General Fraud Claims and Contract Validity
The court also noted that while the plaintiffs raised general claims of fraud, such claims could not be used to challenge the validity of the arbitration agreements specifically. The court cited precedent that limited its ability to consider claims of fraud in the inducement of contracts as a whole when evaluating arbitration agreements. It reiterated that the plaintiffs needed to provide concrete evidence of fraud specific to the arbitration clause itself, rather than relying on broader allegations against Soto's conduct. The court concluded that the assertions made by the plaintiffs did not meet the legal threshold necessary to invalidate the arbitration agreements, which meant that the agreements would be enforced as written.
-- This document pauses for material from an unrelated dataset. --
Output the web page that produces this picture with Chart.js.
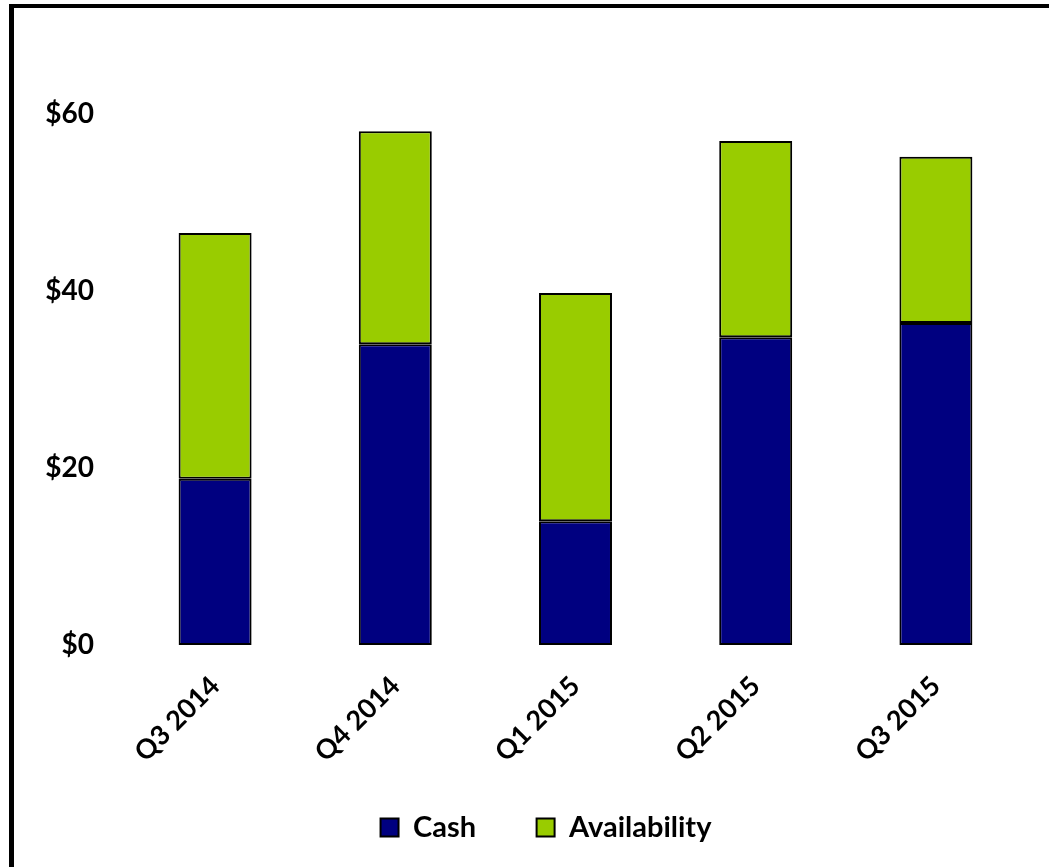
<!DOCTYPE html>
<html>
<head>
<meta charset="utf-8">
<script src="https://cdn.jsdelivr.net/npm/chart.js@4/dist/chart.umd.min.js"></script>
<style>
  html, body { margin: 0; padding: 0; background: #ffffff; overflow: hidden; }
  #wrap { position: relative; width: 1049px; height: 867px; }
  #frame { position: absolute; left: 9px; top: 4px; width: 1100px; height: 900px;
           border-left: 5px solid #000; border-top: 4px solid #000; pointer-events: none; }
  canvas { position: absolute; left: 0; top: 0; }
</style>
</head>
<body>
<div id="wrap">
  <canvas id="c" width="1049" height="867"></canvas>
  <div id="frame"></div>
</div>
<script>
const categories = ["Q3 2014", "Q4 2014", "Q1 2015", "Q2 2015", "Q3 2015"];
const cashValues = [18.8, 34.0, 14.0, 34.8, 36.4];
const availabilityValues = [27.8, 24.1, 25.8, 22.2, 18.8];
const yTickValues = [0, 20, 40, 60];

const FONT = "Lato, 'Open Sans', 'DejaVu Sans', sans-serif";

const legendShift = {
  id: 'legendShift',
  afterLayout(chart) { if (chart.legend) chart.legend.left += 66; }
};

new Chart(document.getElementById('c'), {
  type: 'bar',
  data: {
    labels: categories,
    datasets: [
      { label: 'Cash', data: cashValues, backgroundColor: '#000080',
        borderColor: '#000000', borderWidth: 2, borderSkipped: false },
      { label: 'Availability', data: availabilityValues, backgroundColor: '#99CC00',
        borderColor: '#000000', borderWidth: 2, borderSkipped: false }
    ]
  },
  plugins: [legendShift],
  options: {
    responsive: false,
    animation: false,
    devicePixelRatio: 1,
    layout: { padding: { top: 26, right: 23, left: 0, bottom: 15 } },
    datasets: { bar: { categoryPercentage: 1.0, barPercentage: 0.405 } },
    plugins: {
      tooltip: { enabled: false },
      legend: {
        position: 'bottom',
        labels: {
          color: '#000',
          font: { family: FONT, size: 29, weight: 'bold' },
          boxWidth: 18, boxHeight: 18, padding: 10,
          generateLabels: (chart) => {
            const items = Chart.defaults.plugins.legend.labels.generateLabels(chart);
            items.forEach((it, i) => {
              it.lineWidth = 2;
              it.strokeStyle = '#000';
              if (i === 0) it.text = it.text + '\u2002\u2002\u2002 ';
            });
            return items;
          }
        }
      }
    },
    scales: {
      x: {
        stacked: true,
        grid: { display: false, drawTicks: false },
        border: { display: false },
        ticks: {
          color: '#000', maxRotation: 45, minRotation: 45, padding: 25,
          font: { family: FONT, size: 27, weight: 'bold' }
        },
        afterFit: (s) => { s.height = 158; }
      },
      y: {
        stacked: true,
        min: 0, max: 70,
        grid: { display: false, drawTicks: false },
        border: { display: false },
        afterBuildTicks: (s) => { s.ticks = yTickValues.map(v => ({ value: v })); },
        ticks: {
          color: '#000', padding: 31,
          font: { family: FONT, size: 28, weight: 'bold' },
          callback: (v) => '$' + v
        },
        afterFit: (s) => { s.width = 125; s.paddingTop = 0; s.paddingBottom = 0; }
      }
    }
  }
});
</script>
</body>
</html>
Stay of Nonarbitrable Claims
In addition to compelling arbitration, the court decided to stay the non-arbitrable claims brought by the plaintiffs. Under Section 3 of the FAA, a court is required to stay proceedings when one party requests arbitration based on a valid agreement. The court explained that staying non-arbitrable claims would promote judicial economy and help avoid potential confusion and inconsistent results, particularly given that the arbitration could clarify issues relevant to remaining claims against other defendants. The decision to grant a stay aligned with the court's commitment to efficiently manage the case while respecting the arbitration agreement that the parties had entered into.